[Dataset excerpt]

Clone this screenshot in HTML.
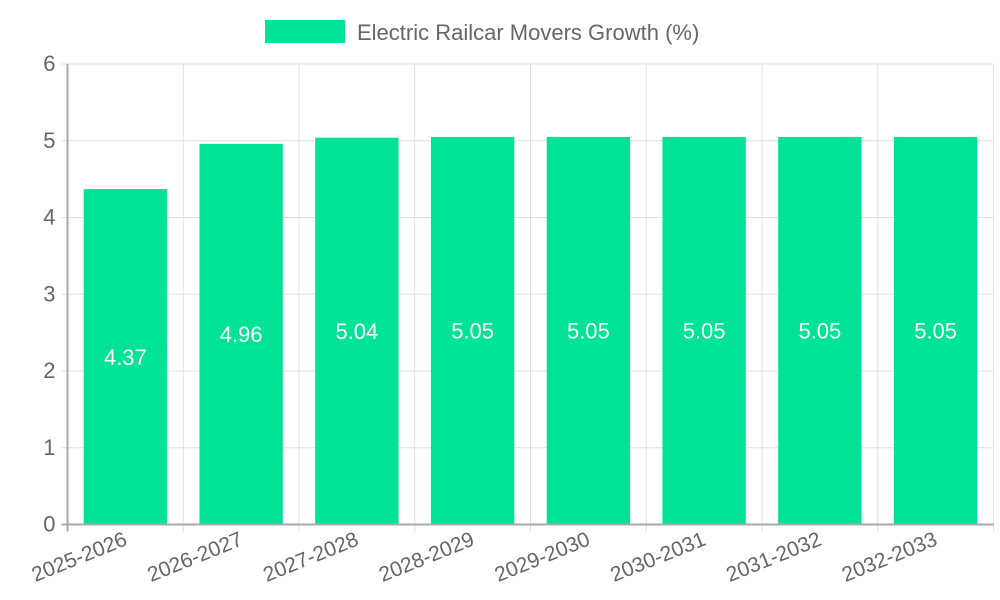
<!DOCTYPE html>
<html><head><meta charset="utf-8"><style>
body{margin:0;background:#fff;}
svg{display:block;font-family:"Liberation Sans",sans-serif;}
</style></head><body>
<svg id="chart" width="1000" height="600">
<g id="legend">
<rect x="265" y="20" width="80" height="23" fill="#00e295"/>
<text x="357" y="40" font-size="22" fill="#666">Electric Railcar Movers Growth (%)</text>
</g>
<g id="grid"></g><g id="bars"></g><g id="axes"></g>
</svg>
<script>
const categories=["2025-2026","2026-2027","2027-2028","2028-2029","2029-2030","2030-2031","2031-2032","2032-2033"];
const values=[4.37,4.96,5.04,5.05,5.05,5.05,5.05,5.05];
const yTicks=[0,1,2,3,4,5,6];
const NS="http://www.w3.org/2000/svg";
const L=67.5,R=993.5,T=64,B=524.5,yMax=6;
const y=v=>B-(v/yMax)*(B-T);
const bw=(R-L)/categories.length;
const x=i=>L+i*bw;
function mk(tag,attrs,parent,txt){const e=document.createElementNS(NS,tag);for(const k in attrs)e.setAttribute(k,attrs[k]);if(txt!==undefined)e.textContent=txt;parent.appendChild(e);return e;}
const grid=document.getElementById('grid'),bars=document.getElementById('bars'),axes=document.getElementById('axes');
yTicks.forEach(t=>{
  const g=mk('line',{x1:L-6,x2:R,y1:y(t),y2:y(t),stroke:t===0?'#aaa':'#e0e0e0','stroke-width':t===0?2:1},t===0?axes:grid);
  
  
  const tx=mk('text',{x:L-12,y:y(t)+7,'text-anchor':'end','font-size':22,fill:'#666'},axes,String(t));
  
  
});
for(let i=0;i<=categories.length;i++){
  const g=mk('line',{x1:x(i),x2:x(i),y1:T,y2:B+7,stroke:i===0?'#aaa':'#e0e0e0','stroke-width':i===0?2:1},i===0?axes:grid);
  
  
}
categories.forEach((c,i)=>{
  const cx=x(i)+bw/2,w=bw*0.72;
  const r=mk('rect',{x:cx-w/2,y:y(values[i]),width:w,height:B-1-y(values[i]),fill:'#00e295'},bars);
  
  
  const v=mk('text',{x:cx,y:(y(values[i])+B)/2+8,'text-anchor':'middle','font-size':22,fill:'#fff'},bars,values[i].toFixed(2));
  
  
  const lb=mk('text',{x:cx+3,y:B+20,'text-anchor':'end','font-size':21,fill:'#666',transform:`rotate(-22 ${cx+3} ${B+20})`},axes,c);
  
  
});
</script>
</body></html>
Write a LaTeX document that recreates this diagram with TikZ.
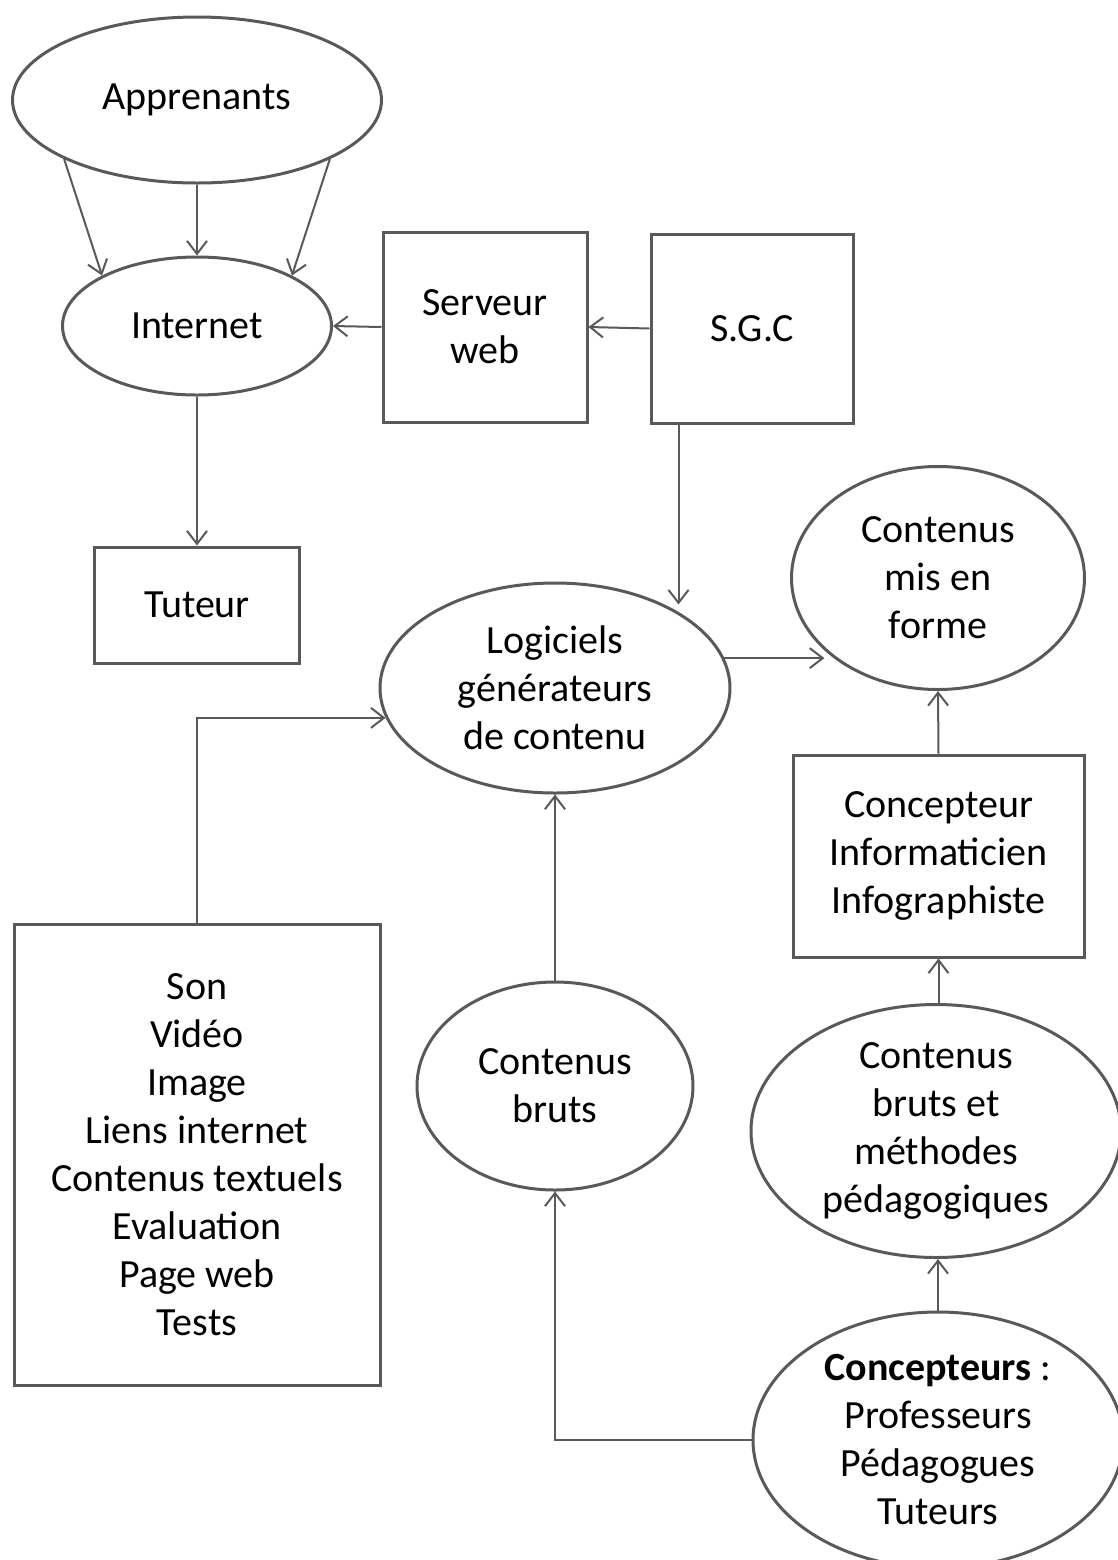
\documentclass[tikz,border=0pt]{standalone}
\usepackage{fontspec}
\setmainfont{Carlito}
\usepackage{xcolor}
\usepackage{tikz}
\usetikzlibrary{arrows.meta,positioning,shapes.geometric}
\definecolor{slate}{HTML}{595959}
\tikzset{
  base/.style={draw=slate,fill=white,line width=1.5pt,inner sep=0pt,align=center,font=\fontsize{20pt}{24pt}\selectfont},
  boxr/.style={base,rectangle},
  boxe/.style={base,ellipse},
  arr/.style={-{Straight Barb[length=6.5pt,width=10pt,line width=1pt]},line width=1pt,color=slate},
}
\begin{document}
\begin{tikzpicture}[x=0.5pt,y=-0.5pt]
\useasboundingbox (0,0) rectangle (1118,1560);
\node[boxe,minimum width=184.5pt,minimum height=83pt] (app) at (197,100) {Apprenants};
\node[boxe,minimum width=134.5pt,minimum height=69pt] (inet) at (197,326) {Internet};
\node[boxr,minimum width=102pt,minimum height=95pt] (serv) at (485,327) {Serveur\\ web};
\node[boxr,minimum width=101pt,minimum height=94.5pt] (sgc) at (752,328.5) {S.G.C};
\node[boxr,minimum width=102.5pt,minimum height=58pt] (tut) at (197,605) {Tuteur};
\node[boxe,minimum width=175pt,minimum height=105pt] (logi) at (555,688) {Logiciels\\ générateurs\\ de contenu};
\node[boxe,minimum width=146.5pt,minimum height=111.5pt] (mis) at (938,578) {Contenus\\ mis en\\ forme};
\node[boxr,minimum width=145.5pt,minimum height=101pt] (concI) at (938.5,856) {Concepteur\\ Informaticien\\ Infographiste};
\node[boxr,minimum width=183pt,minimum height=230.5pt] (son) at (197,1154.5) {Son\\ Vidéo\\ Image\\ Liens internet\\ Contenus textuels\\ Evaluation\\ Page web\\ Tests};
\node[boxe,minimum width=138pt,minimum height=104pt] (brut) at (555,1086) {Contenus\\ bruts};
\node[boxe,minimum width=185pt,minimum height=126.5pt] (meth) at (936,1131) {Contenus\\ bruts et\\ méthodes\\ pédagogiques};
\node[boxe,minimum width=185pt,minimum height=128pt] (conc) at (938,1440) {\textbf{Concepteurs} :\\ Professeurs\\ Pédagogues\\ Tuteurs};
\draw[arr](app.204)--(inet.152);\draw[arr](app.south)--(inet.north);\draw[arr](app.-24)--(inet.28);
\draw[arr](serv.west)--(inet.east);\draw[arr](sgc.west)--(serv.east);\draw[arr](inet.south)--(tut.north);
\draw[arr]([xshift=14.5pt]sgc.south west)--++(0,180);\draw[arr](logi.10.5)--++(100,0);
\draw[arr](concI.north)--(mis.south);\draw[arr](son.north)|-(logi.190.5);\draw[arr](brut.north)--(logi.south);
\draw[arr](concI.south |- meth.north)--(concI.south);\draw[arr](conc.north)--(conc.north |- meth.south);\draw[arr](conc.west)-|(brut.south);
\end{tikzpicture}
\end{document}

Problem to solve
Quote all the records verbatim, dropping any pictures from your copy.

Expected answer
Clone this screenshot in HTML.
<!DOCTYPE html>
<html><head><meta charset="utf-8"><style>
body{margin:0;background:#fff;}
svg{display:block;font-family:"Liberation Sans",sans-serif;}
</style></head><body>
<svg id="chart" width="1000" height="600">
<g id="legend">
<rect x="265" y="20" width="80" height="23" fill="#00e295"/>
<text x="357" y="40" font-size="22" fill="#666">Electric Railcar Movers Growth (%)</text>
</g>
<g id="grid"></g><g id="bars"></g><g id="axes"></g>
</svg>
<script>
const categories=["2025-2026","2026-2027","2027-2028","2028-2029","2029-2030","2030-2031","2031-2032","2032-2033"];
const values=[4.37,4.96,5.04,5.05,5.05,5.05,5.05,5.05];
const yTicks=[0,1,2,3,4,5,6];
const NS="http://www.w3.org/2000/svg";
const L=67.5,R=993.5,T=64,B=524.5,yMax=6;
const y=v=>B-(v/yMax)*(B-T);
const bw=(R-L)/categories.length;
const x=i=>L+i*bw;
function mk(tag,attrs,parent,txt){const e=document.createElementNS(NS,tag);for(const k in attrs)e.setAttribute(k,attrs[k]);if(txt!==undefined)e.textContent=txt;parent.appendChild(e);return e;}
const grid=document.getElementById('grid'),bars=document.getElementById('bars'),axes=document.getElementById('axes');
yTicks.forEach(t=>{
  const g=mk('line',{x1:L-6,x2:R,y1:y(t),y2:y(t),stroke:t===0?'#aaa':'#e0e0e0','stroke-width':t===0?2:1},t===0?axes:grid);
  
  
  const tx=mk('text',{x:L-12,y:y(t)+7,'text-anchor':'end','font-size':22,fill:'#666'},axes,String(t));
  
  
});
for(let i=0;i<=categories.length;i++){
  const g=mk('line',{x1:x(i),x2:x(i),y1:T,y2:B+7,stroke:i===0?'#aaa':'#e0e0e0','stroke-width':i===0?2:1},i===0?axes:grid);
  
  
}
categories.forEach((c,i)=>{
  const cx=x(i)+bw/2,w=bw*0.72;
  const r=mk('rect',{x:cx-w/2,y:y(values[i]),width:w,height:B-1-y(values[i]),fill:'#00e295'},bars);
  
  
  const v=mk('text',{x:cx,y:(y(values[i])+B)/2+8,'text-anchor':'middle','font-size':22,fill:'#fff'},bars,values[i].toFixed(2));
  
  
  const lb=mk('text',{x:cx+3,y:B+20,'text-anchor':'end','font-size':21,fill:'#666',transform:`rotate(-22 ${cx+3} ${B+20})`},axes,c);
  
  
});
</script>
</body></html>
Write a LaTeX document that recreates this diagram with TikZ.
\documentclass[tikz,border=0pt]{standalone}
\usepackage{fontspec}
\setmainfont{Carlito}
\usepackage{xcolor}
\usepackage{tikz}
\usetikzlibrary{arrows.meta,positioning,shapes.geometric}
\definecolor{slate}{HTML}{595959}
\tikzset{
  base/.style={draw=slate,fill=white,line width=1.5pt,inner sep=0pt,align=center,font=\fontsize{20pt}{24pt}\selectfont},
  boxr/.style={base,rectangle},
  boxe/.style={base,ellipse},
  arr/.style={-{Straight Barb[length=6.5pt,width=10pt,line width=1pt]},line width=1pt,color=slate},
}
\begin{document}
\begin{tikzpicture}[x=0.5pt,y=-0.5pt]
\useasboundingbox (0,0) rectangle (1118,1560);
\node[boxe,minimum width=184.5pt,minimum height=83pt] (app) at (197,100) {Apprenants};
\node[boxe,minimum width=134.5pt,minimum height=69pt] (inet) at (197,326) {Internet};
\node[boxr,minimum width=102pt,minimum height=95pt] (serv) at (485,327) {Serveur\\ web};
\node[boxr,minimum width=101pt,minimum height=94.5pt] (sgc) at (752,328.5) {S.G.C};
\node[boxr,minimum width=102.5pt,minimum height=58pt] (tut) at (197,605) {Tuteur};
\node[boxe,minimum width=175pt,minimum height=105pt] (logi) at (555,688) {Logiciels\\ générateurs\\ de contenu};
\node[boxe,minimum width=146.5pt,minimum height=111.5pt] (mis) at (938,578) {Contenus\\ mis en\\ forme};
\node[boxr,minimum width=145.5pt,minimum height=101pt] (concI) at (938.5,856) {Concepteur\\ Informaticien\\ Infographiste};
\node[boxr,minimum width=183pt,minimum height=230.5pt] (son) at (197,1154.5) {Son\\ Vidéo\\ Image\\ Liens internet\\ Contenus textuels\\ Evaluation\\ Page web\\ Tests};
\node[boxe,minimum width=138pt,minimum height=104pt] (brut) at (555,1086) {Contenus\\ bruts};
\node[boxe,minimum width=185pt,minimum height=126.5pt] (meth) at (936,1131) {Contenus\\ bruts et\\ méthodes\\ pédagogiques};
\node[boxe,minimum width=185pt,minimum height=128pt] (conc) at (938,1440) {\textbf{Concepteurs} :\\ Professeurs\\ Pédagogues\\ Tuteurs};
\draw[arr](app.204)--(inet.152);\draw[arr](app.south)--(inet.north);\draw[arr](app.-24)--(inet.28);
\draw[arr](serv.west)--(inet.east);\draw[arr](sgc.west)--(serv.east);\draw[arr](inet.south)--(tut.north);
\draw[arr]([xshift=14.5pt]sgc.south west)--++(0,180);\draw[arr](logi.10.5)--++(100,0);
\draw[arr](concI.north)--(mis.south);\draw[arr](son.north)|-(logi.190.5);\draw[arr](brut.north)--(logi.south);
\draw[arr](concI.south |- meth.north)--(concI.south);\draw[arr](conc.north)--(conc.north |- meth.south);\draw[arr](conc.west)-|(brut.south);
\end{tikzpicture}
\end{document}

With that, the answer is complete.